On Monday, the U.S. Court of Appeals for the Ninth Circuit threw out a Berkley, California ban on gas stoves. It was stated that the federal Energy Policy and Conservation Act overpowered state and local laws about regulating natural gas.
According to reports from the Courthouse News Service:
The three-judge panel’s ruling reverses a federal judge’s dismissal of a lawsuit by the California Restaurant Association claiming the Energy Policy and Conservation Act preempts the San Francisco Bay Area city’s ban. The group said the ordinance would affect chefs’ ability to prepare food the way they are typically trained — using natural gas stoves.
In May 2022, the appeals panel, composed Judge M. Miller Baker — sitting by designation from the U.S. Court of International Trade — and fellow Donald Trump appointee U.S. Circuit Judge Patrick Bumatay, and Senior U.S. Circuit Judge Diarmuid O’Scannlain, a Ronald Reagan appointee, heard arguments from lawyers.
Donald Trump appointee U.S. Circuit Judge Patrick Bumatay stated, “States and localities can’t skirt the text of broad preemption provisions by doing indirectly what Congress says they can’t do directly. Berkeley can’t evade preemption by merely moving up one step in the energy chain and banning natural gas piping within those buildings.” The Courthouse News Service further reported on Bumatay’s opinion:
Bumatay agreed the Energy Policy and Conservation Act preempts the Berkeley ordinance, and held that at least one of the California Restaurant Association members had suffered an injury. The act expressly preempts state and local regulations concerning the energy use of many natural gas appliances, including those used in household and restaurant kitchens, and the Berkeley building code would have prevented those appliances from using natural gas at all, he said.
“Instead of directly banning those appliances in new buildings, Berkeley took a more circuitous route to the same result and enacted a building code that prohibits natural gas piping into those buildings, rendering the gas appliances useless,” Bumatay wrote. O’Scainlain agreed with Bumatay’s assertions. “I am not convinced that we have correctly followed the Supreme Court’s instructions in this admittedly troubled area. The Supreme Court is always free, of course, to change its precedent. But our court does not enjoy such power,” O’Scannlain said. He continued, “I remain concerned that this area of law is troubling and confused, with tensions in the Supreme Court’s precedents, splits in the circuits, and important practical questions unanswered.”
Baker said in concurrence that the Berkley ordinance circumvented Congress to regulate natural gas covered by federal law. “I think it is ‘relatively clear’ that at least one of the association’s members will be harmed by the challenged ordinance, and the city doesn’t need to know the identity of that member to understand and respond to the association’s complaint at the pleading stage,” Baker said.
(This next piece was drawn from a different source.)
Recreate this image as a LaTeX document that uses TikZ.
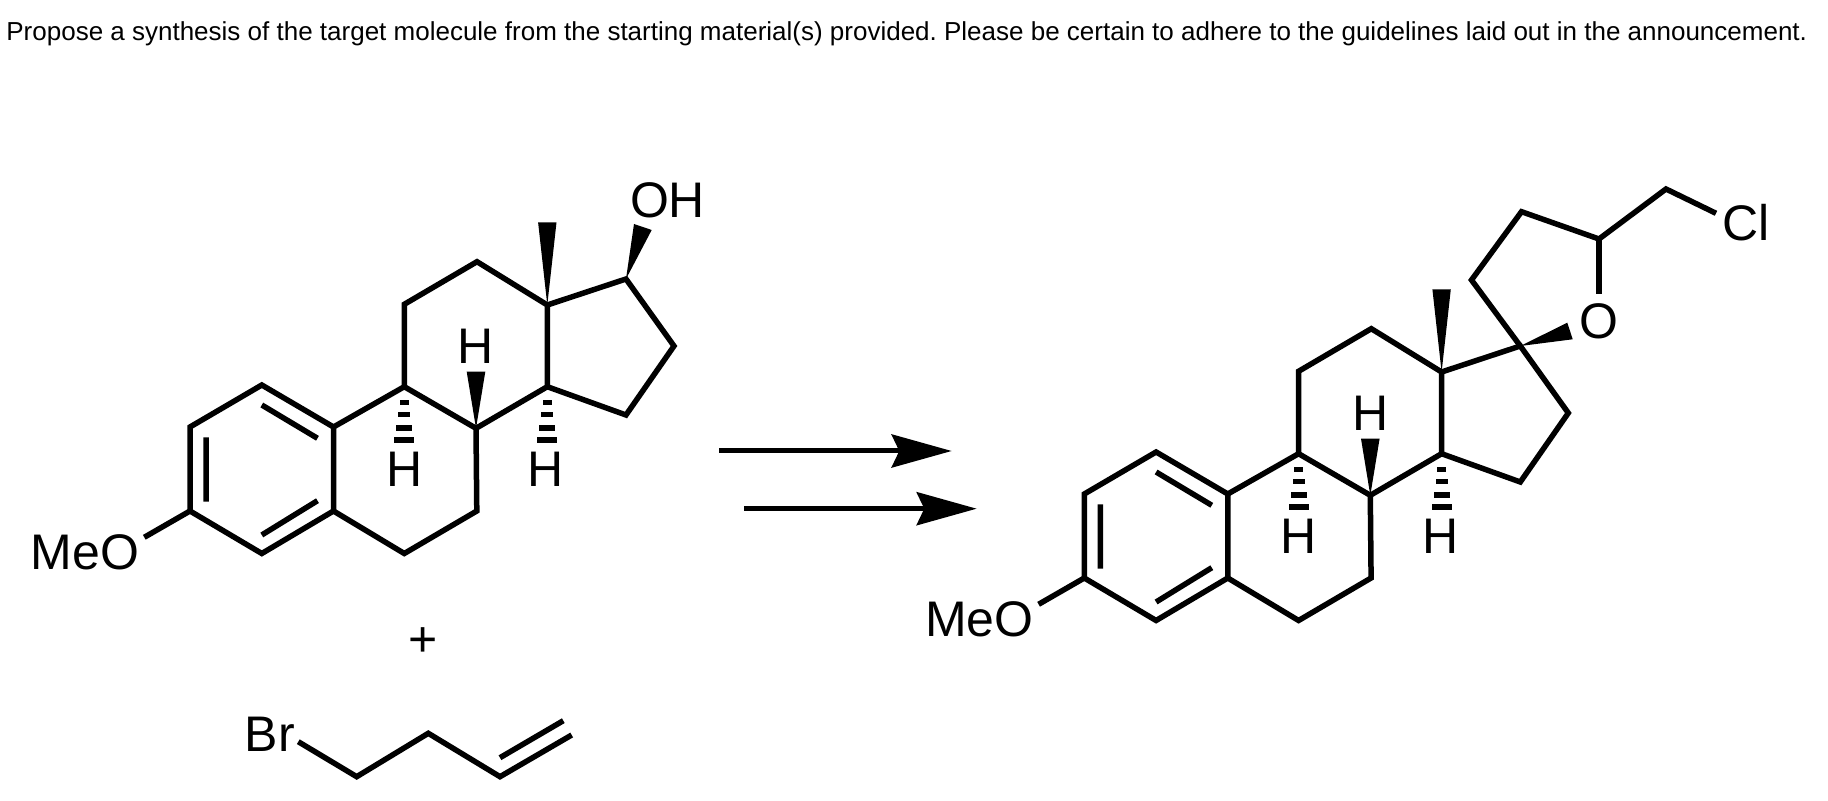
\documentclass[tikz,border=0pt]{standalone}
\usepackage{fontspec}
\setmainfont{Liberation Sans}
\usetikzlibrary{arrows.meta}

\tikzset{
  bondline/.style={line width=2.75pt,line join=miter},
  wedgefill/.style={fill=black},
  atomlabel/.style={inner sep=0,anchor=base,font=\fontsize{25}{29}\selectfont},
  titlelabel/.style={inner sep=0,anchor=base west,font=\fontsize{13}{15}\selectfont\frenchspacing},
  rxnarrow/.style={line width=2.5pt,-{Stealth[length=30pt,width=16.5pt,inset=3.8pt]}}
}

% steroid skeleton, #1 is the name prefix
\newcommand{\steroidcore}[1]{
  \foreach \name/\px/\py in {a1/190/427,a2/261.8/385,a3/333.5/427,a4/333.5/511,a5/261.8/553.5,a6/190/511,
      b1/404.3/386.7,b2/476/428.3,b3/476.8/511,b4/404.3/553.5,
      c1/404.3/304.3,c2/477/261.7,c3/547.3/305,c4/547.3/386.7,
      d1/626/279,d2/674/346,d3/626/415,
      i1/261.8/405,i2/317.5/438.3,i3/317.5/500.7,i4/261.8/535,i5/206/437.3,i6/206/501.7,
      oe/144.3/537.3,me/547.3/222.3,h1/404.7/486.7,h2/476/363.3,h3/546/486.7,w2/476/371.7,mo/85/569.5}
    \coordinate (#1\name) at (\px,\py);

  \draw[bondline] (#1a6) -- (#1a1) -- (#1a2) -- (#1a3) -- (#1a4) -- (#1a5) -- (#1a6) -- cycle;
  \draw[bondline] (#1a3) -- (#1b1) -- (#1b2) -- (#1b3) -- (#1b4) -- (#1a4);
  \draw[bondline] (#1b1) -- (#1c1) -- (#1c2) -- (#1c3) -- (#1c4) -- (#1b2);
  \draw[bondline] (#1c3) -- (#1d1) -- (#1d2) -- (#1d3) -- (#1c4);
  \draw[bondline] (#1i1) -- (#1i2) (#1i3) -- (#1i4) (#1i5) -- (#1i6);
  \draw[bondline] (#1a6) -- (#1oe);

  % methyl and H wedges
  \fill[wedgefill] (#1c3) -- ([shift={(-9.2,0)}]#1me) -- ([shift={(9.2,0)}]#1me) -- cycle;
  \fill[wedgefill] (#1b2) -- ([shift={(-9.3,0)}]#1w2) -- ([shift={(9.3,0)}]#1w2) -- cycle;

  % hashed bonds
  \foreach \at in {b1,c4}
    \foreach \dy/\hh/\hw in {13.3/5/4.2,25/5.7/6,38.3/5.7/8,50.6/6/10}
      \fill ([shift={(-\hw,\dy)}]#1\at) rectangle ([shift={(\hw,\dy+\hh)}]#1\at);

  \node[atomlabel] (#1hleft) at (#1h1) {H};
  \node[atomlabel] (#1hmid) at (#1h2) {H};
  \node[atomlabel] (#1hright) at (#1h3) {H};
  \node[atomlabel] (#1meo) at (#1mo) {MeO};
}

\begin{document}
\begin{tikzpicture}[x=0.5pt,y=-0.5pt]
  \useasboundingbox (0,0) rectangle (1828,801);

  \node[titlelabel] (question) at (6,40.7) {Propose a synthesis of the target molecule from the starting material(s) provided. Please be certain to adhere to the guidelines laid out in the announcement.};

  % starting material
  \steroidcore{L}
  \coordinate (Lwa) at (634,224);
  \coordinate (Lwb) at (651.7,230);
  \fill[wedgefill] (Ld1) -- (Lwa) -- (Lwb) -- cycle;
  \node[atomlabel] (oh) at (667.5,217.3) {OH};

  \node[atomlabel] (plus) at (423.3,657) {+};

  % bromide
  \node[atomlabel] (br) at (269.7,751.7) {Br};
  \coordinate (bra) at (298.3,741.7);
  \coordinate (brb) at (356.7,776.7);
  \coordinate (brc) at (428.3,733.3);
  \coordinate (brd) at (500,776.7);
  \coordinate (bre) at (571.7,735);
  \coordinate (brf) at (500,757.7);
  \coordinate (brg) at (563.3,720.7);
  \draw[bondline] (bra) -- (brb) -- (brc) -- (brd) -- (bre);
  \draw[bondline] (brf) -- (brg);

  % arrows
  \coordinate (topa) at (719.3,451);
  \coordinate (topb) at (951.7,451);
  \coordinate (lowa) at (744,508.7);
  \coordinate (lowb) at (976.7,508.7);
  \draw[rxnarrow] (topa) -- (topb);
  \draw[rxnarrow] (lowa) -- (lowb);

  % product
  \begin{scope}[shift={(894.3,67)}]
    \steroidcore{R}
  \end{scope}
  \coordinate (fa) at (1471.5,280);
  \coordinate (fb) at (1521.5,211.7);
  \coordinate (fc) at (1599,239);
  \coordinate (fd) at (1666,189);
  \coordinate (fe) at (1716,213.3);
  \coordinate (ff) at (1599,294.3);
  \coordinate (owa) at (1567.3,322.7);
  \coordinate (owb) at (1572.7,339.3);
  \draw[bondline] (Rd1) -- (fa) -- (fb) -- (fc) -- (fd) -- (fe);
  \draw[bondline] (fc) -- (ff);
  \fill[wedgefill] (Rd1) -- (owa) -- (owb) -- cycle;
  \node[atomlabel] (oxy) at (1598.5,338.5) {O};
  \node[atomlabel,anchor=base west] (cl) at (1722,241) {Cl};
\end{tikzpicture}
\end{document}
Jot Condie, president and CEO of the restaurant association, applauded the reversal of the gas stove ban, “The Ninth Circuit has unanimously affirmed the central issue in this case: local ordinances cannot override federal law. Cities and states are not equipped to regulate the energy use or energy efficiency of appliances that businesses and homeowners have chosen; energy policy and conservation is an issue with national scope and national security implications. Natural gas appliances are crucial for restaurants to operate effectively and efficiently, as they allow for a wide variety of cuisines and innovations in the restaurant industry.”